Follow these steps for rearranging formulas in science and math:

- Identify the formula you want to rearrange and the variable you want to solve for.
- Begin by isolating the variable on one side of the equation. To do this, you will need to perform operations (such as addition, subtraction, multiplication, or division) on both sides of the equation to cancel out terms that do not contain the variable.
- Keep track of the order of operations (PEMDAS) to ensure that you are performing the correct operations in the correct order.
- Simplify the equation by combining like terms and reducing fractions, if necessary.
- Check your work by substituting the value you found for the variable back into the original formula and making sure the equation is still balanced.

## What is PEMDAS?

PEMDAS is an acronym that stands for Parentheses, Exponents, Multiplication and Division (from left to right), and Addition and Subtraction (from left to right). It is a typical mnemonic method used in mathematics to memorize the order of operations.

Let’s break down each component of PEMDAS:

Parentheses: Operations inside parentheses should be performed first. If an expression has multiple sets of parentheses, you should start with the innermost ones and work your way out.

Example: 5 + (3 × 2) = 5 + 6 = 11

Exponents: After evaluating parentheses, you should perform any exponentiation or raising to a power. If there are multiple exponents in an expression, you should evaluate them from left to right.

Example: 2^3 + 4 = 8 + 4 = 12

Multiplication and Division: After parentheses and exponents, multiplication and division should be performed from left to right. These operations have the same priority, so they are evaluated in the order they appear.

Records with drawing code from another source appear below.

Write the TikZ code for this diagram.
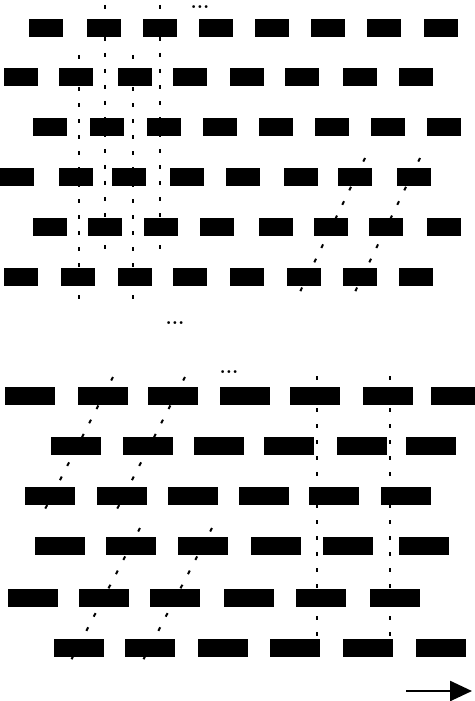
\documentclass[tikz,border=0pt]{standalone}
\usetikzlibrary{arrows.meta}
\tikzset{
  brick/.style={fill=black, inner sep=0pt, minimum height=18pt},
  short/.style={brick, minimum width=34pt},
  long/.style={brick, minimum width=50pt},
  guide/.style={line width=2pt, dash pattern=on 4pt off 12pt},
  gap/.style={font=\fontsize{20}{20}\selectfont\bfseries, inner sep=0pt}
}
\begin{document}
\begin{tikzpicture}[x=1pt,y=-1pt]
  \useasboundingbox (0,0) rectangle (474,701);
  % upper wall
  \foreach \y/\row [count=\r] in {28/{29,87,143,199,255,311,367,424},
      77/{4,59,118,173,230,285,343,399},
      127/{33,90,147,203,259,315,371,427},
      177/{0,59,112,170,226,284,338,397},
      227/{33,88,144,200,259,314,369,427},
      277/{4,61,118,173,230,287,343,399}}
    \foreach \x [count=\i] in \row
      \node[short] (u\r-\i) at (\x+17,\y) {};
  % lower wall
  \foreach \y/\row [count=\r] in {396/{5,78,148,220,290,363,431},
      446/{51,123,194,264,337,406},
      496/{25,97,168,239,309,381},
      546/{35,106,178,251,323,399},
      598/{8,79,150,224,296,370},
      648/{54,125,198,270,343,416}}
    \foreach \x [count=\i] in \row
      \node[long] (l\r-\i) at (\x+25,\y) {};
  \node[gap] (top) at (200,7) {...};
  \node[gap] (mid) at (175,323) {...};
  \node[gap] (low) at (229,372) {...};
  \coordinate (a1) at (79,55);   \coordinate (a2) at (79,305);
  \coordinate (b1) at (105,5);   \coordinate (b2) at (105,258);
  \coordinate (c1) at (133,55);  \coordinate (c2) at (133,305);
  \coordinate (d1) at (160,5);   \coordinate (d2) at (160,258);
  \coordinate (e1) at (365,158); \coordinate (e2) at (297,298);
  \coordinate (f1) at (420,158); \coordinate (f2) at (352,298);
  \coordinate (g1) at (113,377); \coordinate (g2) at (42,515);
  \coordinate (h1) at (185,377); \coordinate (h2) at (114,515);
  \coordinate (i1) at (140,528); \coordinate (i2) at (68,666);
  \coordinate (j1) at (212,528); \coordinate (j2) at (140,666);
  \coordinate (k1) at (317,376); \coordinate (k2) at (317,645);
  \coordinate (m1) at (390,376); \coordinate (m2) at (390,645);
  \draw[guide] (a1) -- (a2);
  \draw[guide] (b1) -- (b2);
  \draw[guide] (c1) -- (c2);
  \draw[guide] (d1) -- (d2);
  \draw[guide] (e1) -- (e2);
  \draw[guide] (f1) -- (f2);
  \draw[guide] (g1) -- (g2);
  \draw[guide] (h1) -- (h2);
  \draw[guide] (i1) -- (i2);
  \draw[guide] (j1) -- (j2);
  \draw[guide] (k1) -- (k2);
  \draw[guide] (m1) -- (m2);
  \coordinate (s) at (406,691);
  \coordinate (t) at (472,691);
  \draw[line width=2.5pt, -{Triangle[length=22pt,width=20pt]}] (s) -- (t);
\end{tikzpicture}
\end{document}
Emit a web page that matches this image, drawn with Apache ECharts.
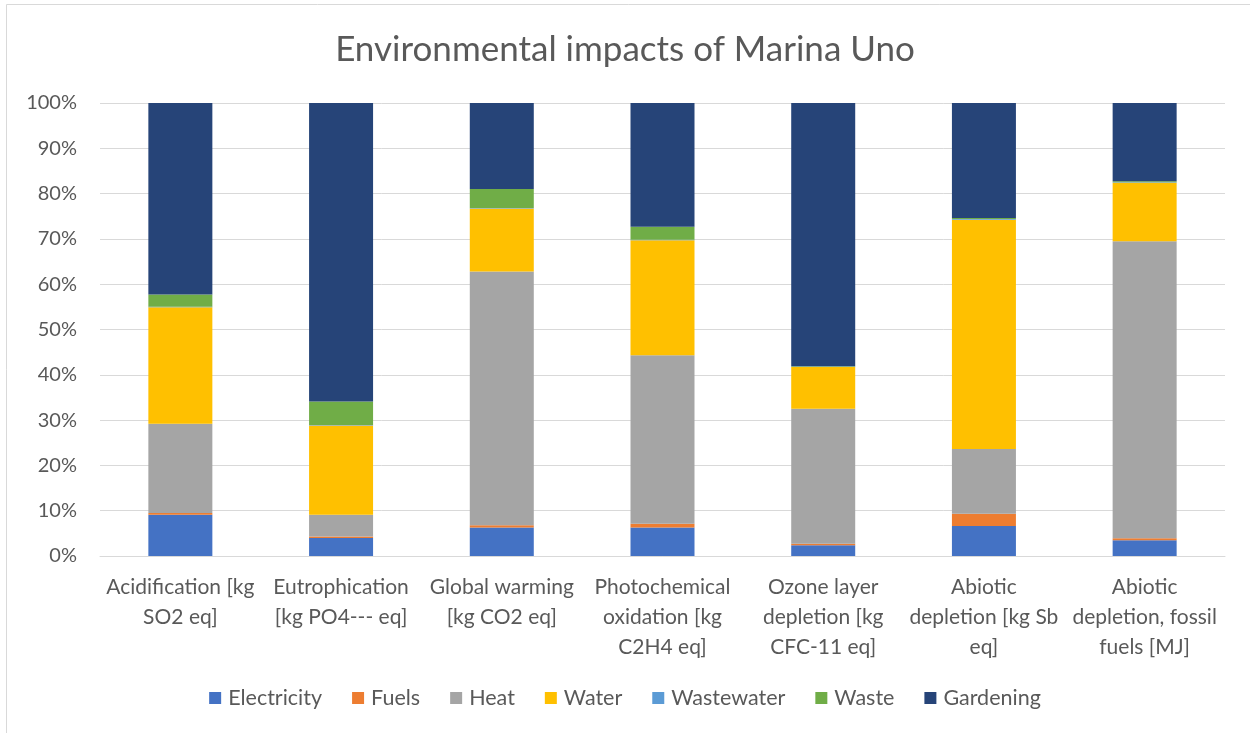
<!DOCTYPE html>
<html>
<head>
<meta charset="utf-8">
<script src="https://cdn.jsdelivr.net/npm/echarts@6/dist/echarts.min.js"></script>
<style>
  html, body { margin: 0; padding: 0; background: #ffffff; }
  #chart { width: 1250px; height: 733px; }
</style>
</head>
<body>
<div id="chart"></div>
<script>
// Impact categories (label lines as printed under each bar)
const categories = [
  'Acidification [kg\nSO2 eq]',
  'Eutrophication\n[kg PO4--- eq]',
  'Global warming\n[kg CO2 eq]',
  'Photochemical\noxidation [kg\nC2H4 eq]',
  'Ozone layer\ndepletion [kg\nCFC-11 eq]',
  'Abiotic\ndepletion [kg Sb\neq]',
  'Abiotic\ndepletion, fossil\nfuels [MJ]'
];

// Share of each impact category (%) by source
const electricity = [9.1, 4.0, 6.3, 6.3, 2.4, 6.6, 3.5];
const fuels       = [0.4, 0.3, 0.5, 0.8, 0.3, 2.7, 0.4];
const heat        = [19.7, 4.8, 56.0, 37.2, 29.8, 14.3, 65.6];
const water       = [25.7, 19.7, 13.9, 25.4, 9.2, 50.6, 12.9];
const wastewater  = [0.1, 0.1, 0.1, 0.1, 0.1, 0.2, 0.1];
const waste       = [2.7, 5.2, 4.2, 2.9, 0.1, 0.2, 0.2];
const gardening   = [42.3, 65.9, 19.0, 27.3, 58.1, 25.4, 17.3];

const yTicks = [0, 10, 20, 30, 40, 50, 60, 70, 80, 90, 100];

const seriesDefs = [
  ['Electricity', electricity, '#4472c4'],
  ['Fuels', fuels, '#ed7d31'],
  ['Heat', heat, '#a5a5a5'],
  ['Water', water, '#ffc000'],
  ['Wastewater', wastewater, '#5b9bd5'],
  ['Waste', waste, '#70ad47'],
  ['Gardening', gardening, '#264478']
];

const FONT = 'Lato';
const TEXT = '#595959';

const chart = echarts.init(document.getElementById('chart'), null, { renderer: 'canvas' });

chart.setOption({
  animation: false,
  backgroundColor: '#ffffff',
  textStyle: { fontFamily: FONT },
  title: {
    text: 'Environmental impacts of Marina Uno',
    left: 'center',
    top: 27,
    textStyle: { fontFamily: FONT, fontSize: 35, fontWeight: 'normal', color: TEXT }
  },
  graphic: [{
    type: 'rect',
    shape: { x: 6.5, y: 4.5, width: 1260, height: 760 },
    style: { fill: 'none', stroke: '#d9d9d9', lineWidth: 1 },
    silent: true
  }],
  legend: {
    bottom: 19,
    left: 'center',
    itemWidth: 12,
    itemHeight: 12,
    itemGap: 30,
    icon: 'rect',
    textStyle: { fontFamily: FONT, fontSize: 21.5, color: TEXT, padding: [0, 0, 0, 2] },
    data: seriesDefs.map(d => d[0])
  },
  grid: { left: 100, right: 25, top: 103, bottom: 177, containLabel: false },
  xAxis: {
    type: 'category',
    data: categories,
    axisLine: { lineStyle: { color: '#d9d9d9', width: 1 } },
    axisTick: { show: false },
    axisLabel: {
      interval: 0,
      fontFamily: FONT,
      fontSize: 21,
      color: TEXT,
      lineHeight: 30,
      margin: 16,
      align: 'center'
    }
  },
  yAxis: {
    type: 'value',
    min: 0,
    max: 100,
    interval: 10,
    axisLine: { show: false },
    axisTick: { show: false },
    splitLine: { lineStyle: { color: '#d9d9d9', width: 1 } },
    axisLabel: {
      fontFamily: FONT,
      fontSize: 20,
      color: TEXT,
      margin: 23,
      formatter: v => (yTicks.includes(v) ? v + '%' : '')
    }
  },
  series: seriesDefs.map(([name, values, color]) => ({
    name,
    type: 'bar',
    stack: 'share',
    barWidth: 64,
    data: values,
    itemStyle: { color },
    emphasis: { disabled: true }
  }))
});
</script>
</body>
</html>
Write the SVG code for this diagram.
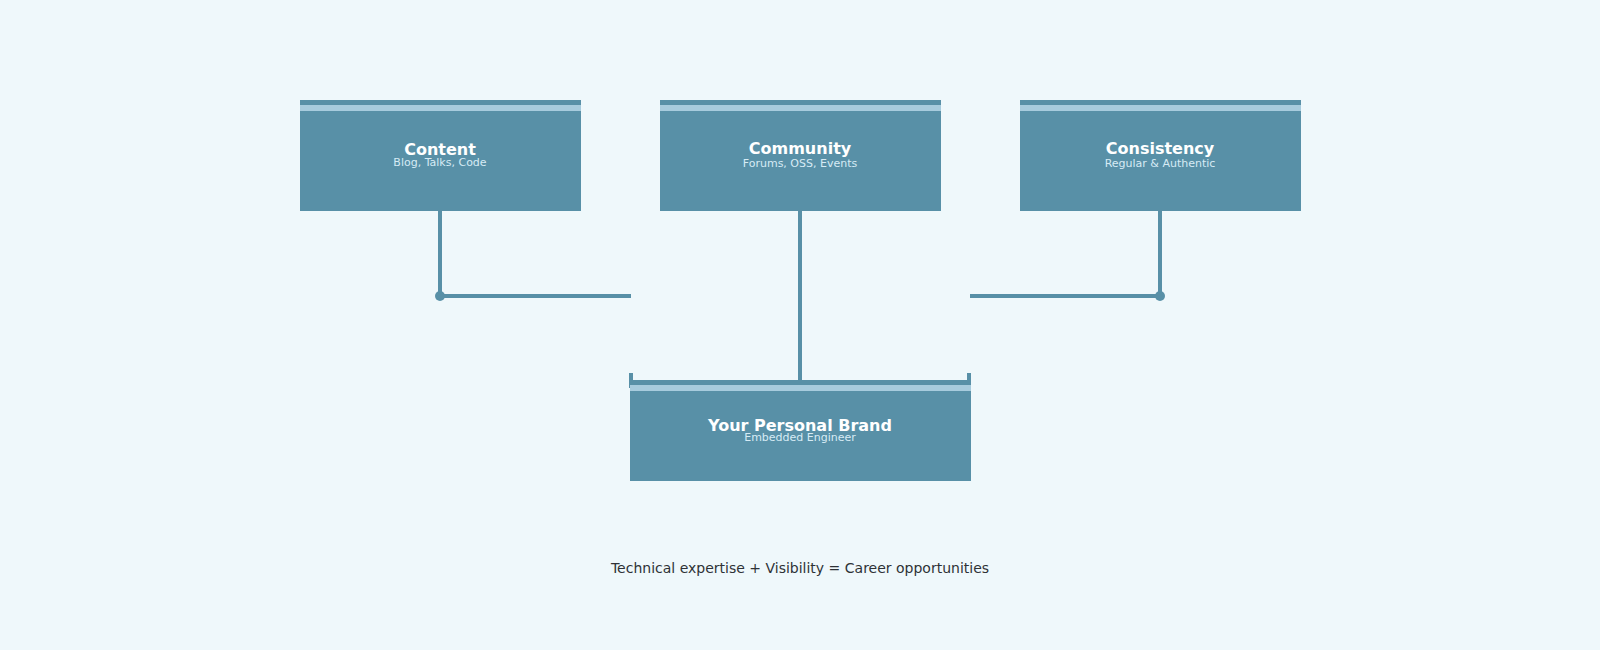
<svg xmlns="http://www.w3.org/2000/svg" width="1600" height="650" viewBox="0 0 1600 650">
<style>
.box{fill:#5890a7}
.stripe{fill:#a7cbdd}
.title{font-family:"DejaVu Sans",sans-serif;font-weight:bold;font-size:16px;fill:#ffffff;text-anchor:middle}
.sub{font-family:"DejaVu Sans",sans-serif;font-size:11px;fill:#d6ebf5;text-anchor:middle}
.conn{stroke:#5890a7;stroke-width:4;fill:none}
.dot{fill:#5890a7}
.foot{font-family:"DejaVu Sans",sans-serif;font-size:14px;fill:#2e3236;text-anchor:middle}
</style>
<rect width="1600" height="650" fill="#eff8fb"/>
<g id="connectors">
<path class="conn" d="M440 211 V296 H631"/>
<circle class="dot" cx="440" cy="296" r="5"/>
<path class="conn" d="M1160 211 V296 H970"/>
<circle class="dot" cx="1160" cy="296" r="5"/>
<path class="conn" d="M800 211 V388"/>
<path class="conn" d="M630 382 H970"/>
<path class="conn" stroke-width="5" d="M631 373 V388 M969 373 V388"/>
</g>
<g id="content">
<rect class="box" x="300" y="100" width="281" height="111"/>
<rect class="stripe" x="300" y="105" width="281" height="6"/>
<text class="title" x="440" y="155">Content</text>
<text class="sub" x="440" y="166">Blog, Talks, Code</text>
</g>
<g id="community">
<rect class="box" x="660" y="100" width="281" height="111"/>
<rect class="stripe" x="660" y="105" width="281" height="6"/>
<text class="title" x="800" y="154">Community</text>
<text class="sub" x="800" y="167">Forums, OSS, Events</text>
</g>
<g id="consistency">
<rect class="box" x="1020" y="100" width="281" height="111"/>
<rect class="stripe" x="1020" y="105" width="281" height="6"/>
<text class="title" x="1160" y="154">Consistency</text>
<text class="sub" x="1160" y="167">Regular &amp; Authentic</text>
</g>
<g id="brand">
<rect class="box" x="630" y="384" width="341" height="97"/>
<rect class="stripe" x="630" y="385" width="341" height="6"/>
<text class="title" x="800" y="431">Your Personal Brand</text>
<text class="sub" x="800" y="441">Embedded Engineer</text>
</g>
<text class="foot" x="800" y="573">Technical expertise + Visibility = Career opportunities</text>
</svg>
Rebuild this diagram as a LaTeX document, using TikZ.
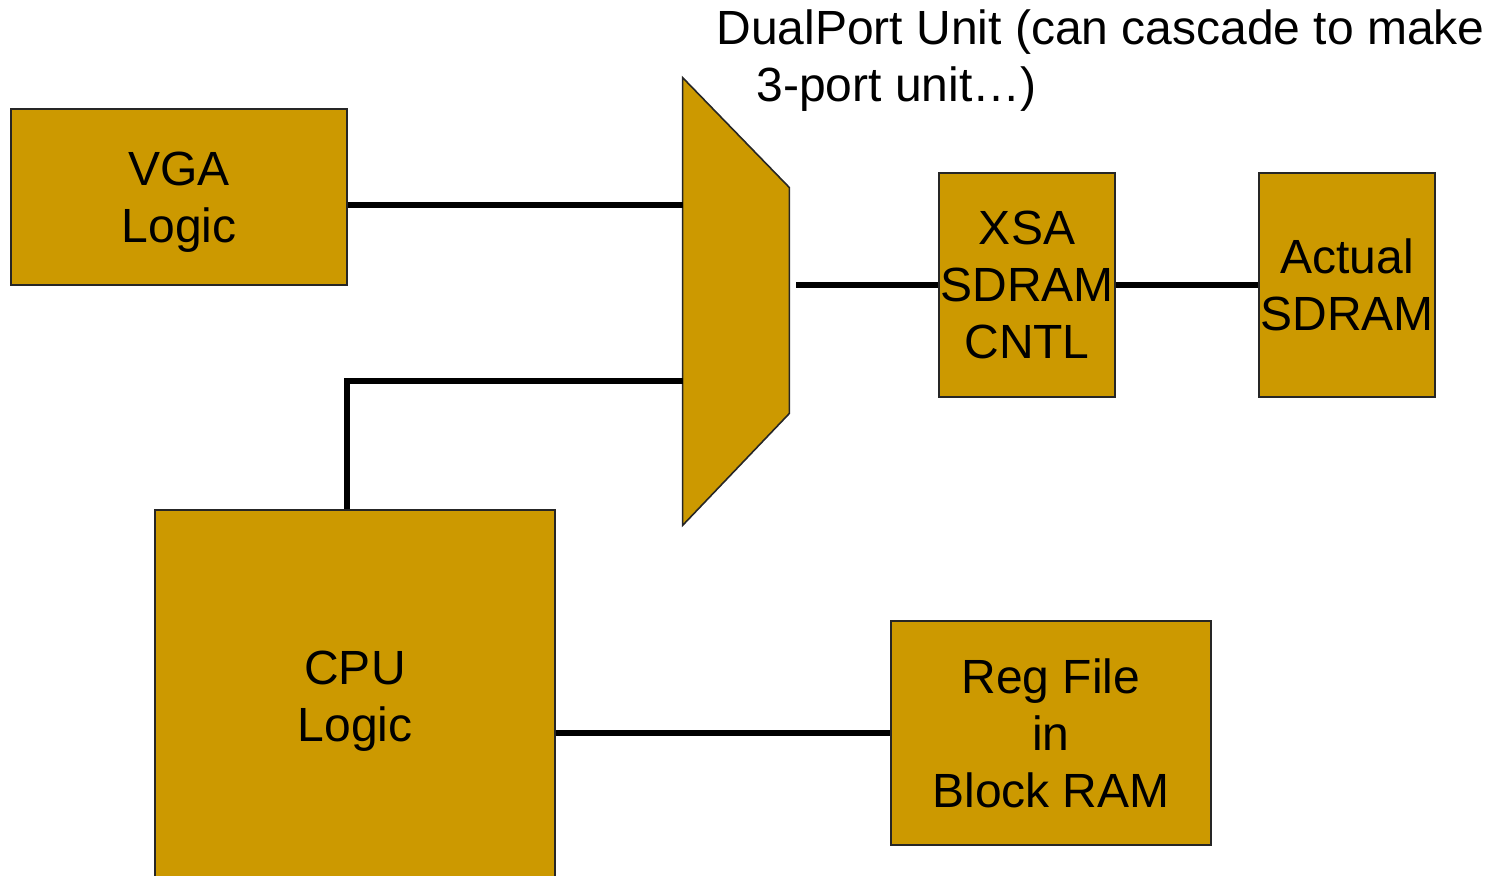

Example: 6 ÷ 2 × 3 = 3 × 3 = 9

Addition and Subtraction: Finally, addition and subtraction should be performed from left to right. Like multiplication and division, these operations have the same priority and are evaluated in the order they appear.

Example: 10 – 4 + 2 = 6 + 2 = 8

PEMDAS ensures that mathematical expressions are evaluated consistently and accurately by following the order of operations. It gives a set of criteria for determining which operations should be executed first, avoiding ambiguity and assuring correct calculation.

### Example 1

Original formula: y = mx + b

Variable to solve for: m

Step 1: Isolate the variable m on one side of the equation.

y – b = mx

Step 2: Simplify the equation.

y – b = mx

Step 3: Check your work by substituting the value you found for m back into the original formula.

If y = 2, x = 3, and b = 1, then the value of m should be (2 – 1)/3 = 1/3.

If you substitute these values back into the original formula, you should get: y = (1/3)x + 1, which is balanced.

### Example 2

Original formula: V = 4/3πr^3

Variable to solve for: r

Step 1: Isolate the variable r on one side of the equation.

V = 4/3πr^3 V/4/3π = r^3

Step 2: Simplify the equation.

V/4/3π = r^3 (V/(4/3π))^(1/3) = r

Step 3: Check your work by substituting the value you found for r back into the original formula.

If V = 36π, then the value of r should be (36π/(4/3π))^(1/3) = 3.

If you substitute these values back into the original formula, you should get: V = 4/3π(3^3) = 36π, which is balanced.